■ Written exercise ■
Output the material below unchanged, apart from leaving out the pictures.

#####

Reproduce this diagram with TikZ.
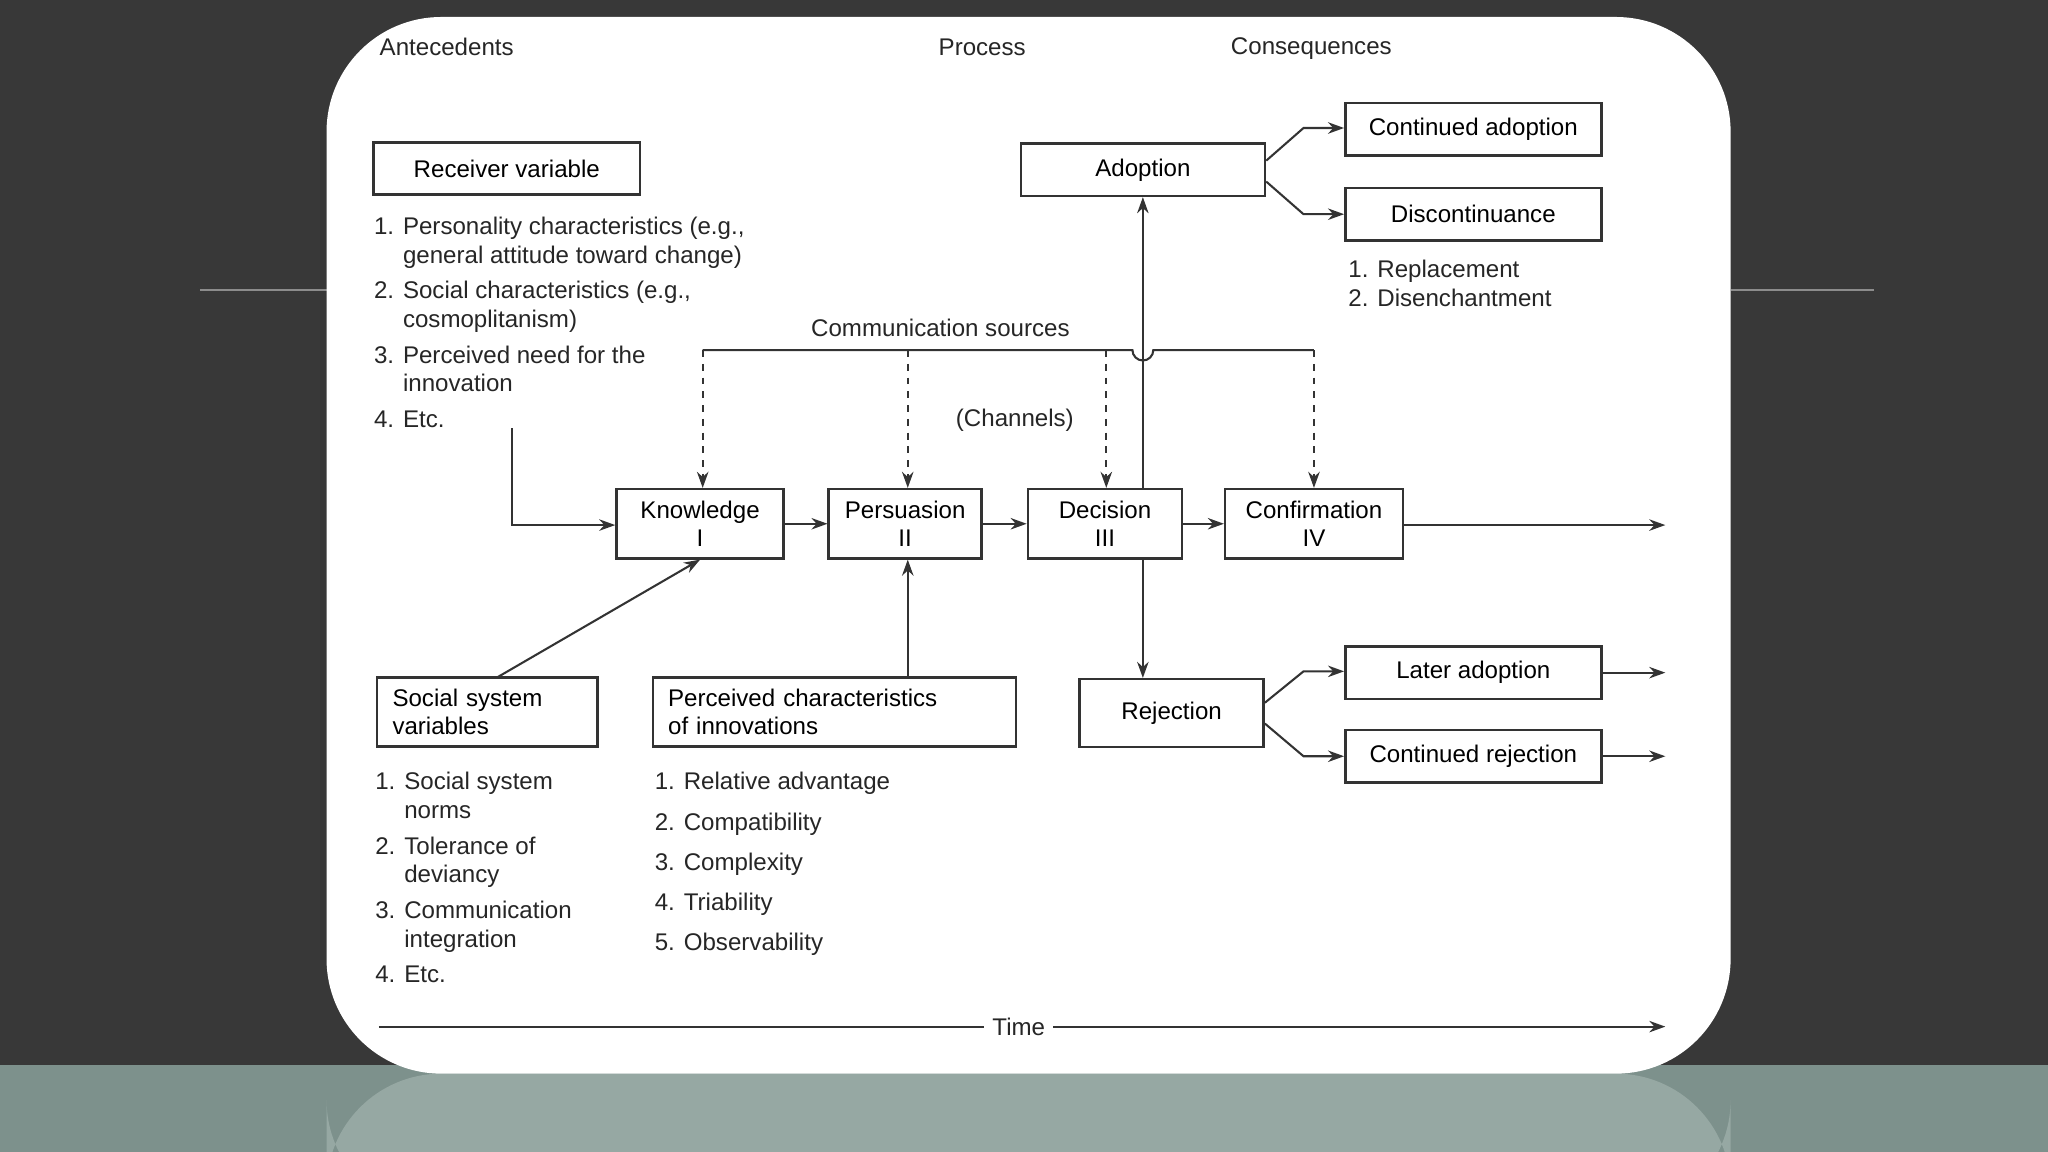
\documentclass[tikz,border=0pt]{standalone}
\usepackage{fontspec}
\setmainfont{Liberation Sans}
\usetikzlibrary{arrows.meta}
\begin{document}
\begin{tikzpicture}[x=0.02cm,y=-0.02cm,
  box/.style={draw=black!80,line width=1.1pt,minimum height=0.8cm,inner sep=2pt,font=\fontsize{10.5}{12.5}\selectfont,align=center},
  ar/.style={-{Stealth[length=7pt,width=5pt]},line width=0.9pt,draw=black!80},
  ln/.style={line width=0.9pt,draw=black!80},
  txt/.style={font=\fontsize{10.5}{12.5}\selectfont,text=black!85,anchor=north west,align=left,inner sep=0}]
\useasboundingbox (0,0) rectangle (1568,882);
\clip (0,0) rectangle (1568,882);
\fill[black!78] (0,0) rectangle (1568,882);
\fill[fill={rgb,255:red,125;green,145;blue,140}] (0,815) rectangle (1568,882);
\fill[fill={rgb,255:red,150;green,168;blue,163},rounded corners=50] (250,822) rectangle (1325,930);
\draw[black!45,line width=0.6pt] (153,222) -- (250,222) (1325,222) -- (1435,222);
\fill[white,rounded corners=50] (250,13) rectangle (1325,822);
\begin{scope}[font=\fontsize{10.5}{12}\selectfont]
\node[text=black!85] (h1) at (342,36) {Antecedents};
\node[text=black!85] (h2) at (752,36) {Process};
\node[text=black!85] (h3) at (1004,37) {Consequences};
\node[box,minimum width=4.08cm] (rv) at (388,129) {Receiver variable};
\node[box,minimum width=3.74cm] (ad) at (875,130) {Adoption};
\node[box,minimum width=3.92cm] (ca) at (1128,99) {Continued adoption};
\node[box,minimum width=3.92cm] (dc) at (1128,164) {Discontinuance};
\node[box,minimum width=2.56cm,minimum height=1.06cm] (kn) at (536,401) {Knowledge\\I};
\node[box,minimum width=2.34cm,minimum height=1.06cm] (pe) at (693,401) {Persuasion\\II};
\node[box,minimum width=2.36cm,minimum height=1.06cm] (de) at (846,401) {Decision\\III};
\node[box,minimum width=2.72cm,minimum height=1.06cm] (co) at (1006,401) {Confirmation\\IV};
\node[box,minimum width=3.38cm,minimum height=1.06cm,align=left,text width=2.9cm] (ss) at (373,545) {Social system\\variables};
\node[box,minimum width=5.56cm,minimum height=1.06cm,align=left,text width=5.1cm] (pc) at (639,545) {Perceived characteristics\\of innovations};
\node[box,minimum width=2.82cm,minimum height=1.04cm] (rj) at (897,546) {Rejection};
\node[box,minimum width=3.92cm] (la) at (1128,515) {Later adoption};
\node[box,minimum width=3.92cm] (cr) at (1128,579) {Continued rejection};
\end{scope}
\node[txt] (l1) at (286,166) {1. Personality characteristics (e.g.,\\\phantom{1. }general attitude toward change)\\[3pt]2. Social characteristics (e.g.,\\\phantom{2. }cosmoplitanism)\\[3pt]3. Perceived need for the\\\phantom{3. }innovation\\[3pt]4. Etc.};
\node[txt] (l2) at (1032,199) {1. Replacement\\2. Disenchantment};
\node[txt] (l3) at (287,591) {1. Social system\\\phantom{1. }norms\\[3pt]2. Tolerance of\\\phantom{2. }deviancy\\[3pt]3. Communication\\\phantom{3. }integration\\[3pt]4. Etc.};
\node[txt,align=left] (l4) at (501,591) {1. Relative advantage\\[5pt]2. Compatibility\\[5pt]3. Complexity\\[5pt]4. Triability\\[5pt]5. Observability};
\node[font=\fontsize{10.5}{12}\selectfont,text=black!85] (cs) at (720,251) {Communication sources};
\node[font=\fontsize{10.5}{12}\selectfont,text=black!85] (ch) at (777,322) {(Channels)};
\coordinate (c1) at (538,268); \coordinate (c4) at (1006,268);
\draw[ln] (c1) -- (867,268) arc (180:0:8) -- (c4);
\draw[ar,dashed] (c1) -- (kn.north -| c1);
\draw[ar,dashed] (695,268) -- (pe.north -| 695,0);
\draw[ar,dashed] (847,268) -- (de.north -| 847,0);
\draw[ar,dashed] (c4) -- (co.north);
\draw[ar] (de.north -| 875,0) -- (ad.south -| 875,0);
\draw[ar] (de.south -| 875,0) -- (rj.north -| 875,0);
\coordinate (r0) at (392,328);
\draw[ar] (r0) -- (392,402) -- (kn.west |- 0,402);
\draw[ar] (kn) -- (pe);
\draw[ar] (pe) -- (de);
\draw[ar] (de) -- (co);
\coordinate (e1) at (1275,402);
\draw[ar] (co.east |- e1) -- (e1);
\draw[ar] (380,519) -- (kn.south);
\draw[ar] (pc.north -| 695,0) -- (pe.south -| 695,0);
\draw[ar] (ad.east |- 0,123) -- (998,98) -- (ca.west |- 0,98);
\draw[ar] (ad.east |- 0,139) -- (998,164) -- (dc.west);
\draw[ar] (rj.east |- 0,538) -- (998,514) -- (la.west |- 0,514);
\draw[ar] (rj.east |- 0,554) -- (998,579) -- (cr.west);
\coordinate (e2) at (1275,515); \coordinate (e3) at (1275,579);
\draw[ar] (la) -- (e2);
\draw[ar] (cr) -- (e3);
\node[font=\fontsize{10.5}{12}\selectfont,text=black!85] (tm) at (780,786) {Time};
\coordinate (t0) at (290,786); \coordinate (t1) at (1275,786);
\draw[ln] (t0) -- (tm.west);
\draw[ar] (tm.east) -- (t1);
\end{tikzpicture}
\end{document}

#####

■ Answer to this task ■
Reproduce this diagram with TikZ.
\documentclass[tikz,border=0pt]{standalone}
\usepackage{fontspec}
\setmainfont{Liberation Sans}
\usetikzlibrary{arrows.meta}
\begin{document}
\begin{tikzpicture}[x=0.02cm,y=-0.02cm,
  box/.style={draw=black!80,line width=1.1pt,minimum height=0.8cm,inner sep=2pt,font=\fontsize{10.5}{12.5}\selectfont,align=center},
  ar/.style={-{Stealth[length=7pt,width=5pt]},line width=0.9pt,draw=black!80},
  ln/.style={line width=0.9pt,draw=black!80},
  txt/.style={font=\fontsize{10.5}{12.5}\selectfont,text=black!85,anchor=north west,align=left,inner sep=0}]
\useasboundingbox (0,0) rectangle (1568,882);
\clip (0,0) rectangle (1568,882);
\fill[black!78] (0,0) rectangle (1568,882);
\fill[fill={rgb,255:red,125;green,145;blue,140}] (0,815) rectangle (1568,882);
\fill[fill={rgb,255:red,150;green,168;blue,163},rounded corners=50] (250,822) rectangle (1325,930);
\draw[black!45,line width=0.6pt] (153,222) -- (250,222) (1325,222) -- (1435,222);
\fill[white,rounded corners=50] (250,13) rectangle (1325,822);
\begin{scope}[font=\fontsize{10.5}{12}\selectfont]
\node[text=black!85] (h1) at (342,36) {Antecedents};
\node[text=black!85] (h2) at (752,36) {Process};
\node[text=black!85] (h3) at (1004,37) {Consequences};
\node[box,minimum width=4.08cm] (rv) at (388,129) {Receiver variable};
\node[box,minimum width=3.74cm] (ad) at (875,130) {Adoption};
\node[box,minimum width=3.92cm] (ca) at (1128,99) {Continued adoption};
\node[box,minimum width=3.92cm] (dc) at (1128,164) {Discontinuance};
\node[box,minimum width=2.56cm,minimum height=1.06cm] (kn) at (536,401) {Knowledge\\I};
\node[box,minimum width=2.34cm,minimum height=1.06cm] (pe) at (693,401) {Persuasion\\II};
\node[box,minimum width=2.36cm,minimum height=1.06cm] (de) at (846,401) {Decision\\III};
\node[box,minimum width=2.72cm,minimum height=1.06cm] (co) at (1006,401) {Confirmation\\IV};
\node[box,minimum width=3.38cm,minimum height=1.06cm,align=left,text width=2.9cm] (ss) at (373,545) {Social system\\variables};
\node[box,minimum width=5.56cm,minimum height=1.06cm,align=left,text width=5.1cm] (pc) at (639,545) {Perceived characteristics\\of innovations};
\node[box,minimum width=2.82cm,minimum height=1.04cm] (rj) at (897,546) {Rejection};
\node[box,minimum width=3.92cm] (la) at (1128,515) {Later adoption};
\node[box,minimum width=3.92cm] (cr) at (1128,579) {Continued rejection};
\end{scope}
\node[txt] (l1) at (286,166) {1. Personality characteristics (e.g.,\\\phantom{1. }general attitude toward change)\\[3pt]2. Social characteristics (e.g.,\\\phantom{2. }cosmoplitanism)\\[3pt]3. Perceived need for the\\\phantom{3. }innovation\\[3pt]4. Etc.};
\node[txt] (l2) at (1032,199) {1. Replacement\\2. Disenchantment};
\node[txt] (l3) at (287,591) {1. Social system\\\phantom{1. }norms\\[3pt]2. Tolerance of\\\phantom{2. }deviancy\\[3pt]3. Communication\\\phantom{3. }integration\\[3pt]4. Etc.};
\node[txt,align=left] (l4) at (501,591) {1. Relative advantage\\[5pt]2. Compatibility\\[5pt]3. Complexity\\[5pt]4. Triability\\[5pt]5. Observability};
\node[font=\fontsize{10.5}{12}\selectfont,text=black!85] (cs) at (720,251) {Communication sources};
\node[font=\fontsize{10.5}{12}\selectfont,text=black!85] (ch) at (777,322) {(Channels)};
\coordinate (c1) at (538,268); \coordinate (c4) at (1006,268);
\draw[ln] (c1) -- (867,268) arc (180:0:8) -- (c4);
\draw[ar,dashed] (c1) -- (kn.north -| c1);
\draw[ar,dashed] (695,268) -- (pe.north -| 695,0);
\draw[ar,dashed] (847,268) -- (de.north -| 847,0);
\draw[ar,dashed] (c4) -- (co.north);
\draw[ar] (de.north -| 875,0) -- (ad.south -| 875,0);
\draw[ar] (de.south -| 875,0) -- (rj.north -| 875,0);
\coordinate (r0) at (392,328);
\draw[ar] (r0) -- (392,402) -- (kn.west |- 0,402);
\draw[ar] (kn) -- (pe);
\draw[ar] (pe) -- (de);
\draw[ar] (de) -- (co);
\coordinate (e1) at (1275,402);
\draw[ar] (co.east |- e1) -- (e1);
\draw[ar] (380,519) -- (kn.south);
\draw[ar] (pc.north -| 695,0) -- (pe.south -| 695,0);
\draw[ar] (ad.east |- 0,123) -- (998,98) -- (ca.west |- 0,98);
\draw[ar] (ad.east |- 0,139) -- (998,164) -- (dc.west);
\draw[ar] (rj.east |- 0,538) -- (998,514) -- (la.west |- 0,514);
\draw[ar] (rj.east |- 0,554) -- (998,579) -- (cr.west);
\coordinate (e2) at (1275,515); \coordinate (e3) at (1275,579);
\draw[ar] (la) -- (e2);
\draw[ar] (cr) -- (e3);
\node[font=\fontsize{10.5}{12}\selectfont,text=black!85] (tm) at (780,786) {Time};
\coordinate (t0) at (290,786); \coordinate (t1) at (1275,786);
\draw[ln] (t0) -- (tm.west);
\draw[ar] (tm.east) -- (t1);
\end{tikzpicture}
\end{document}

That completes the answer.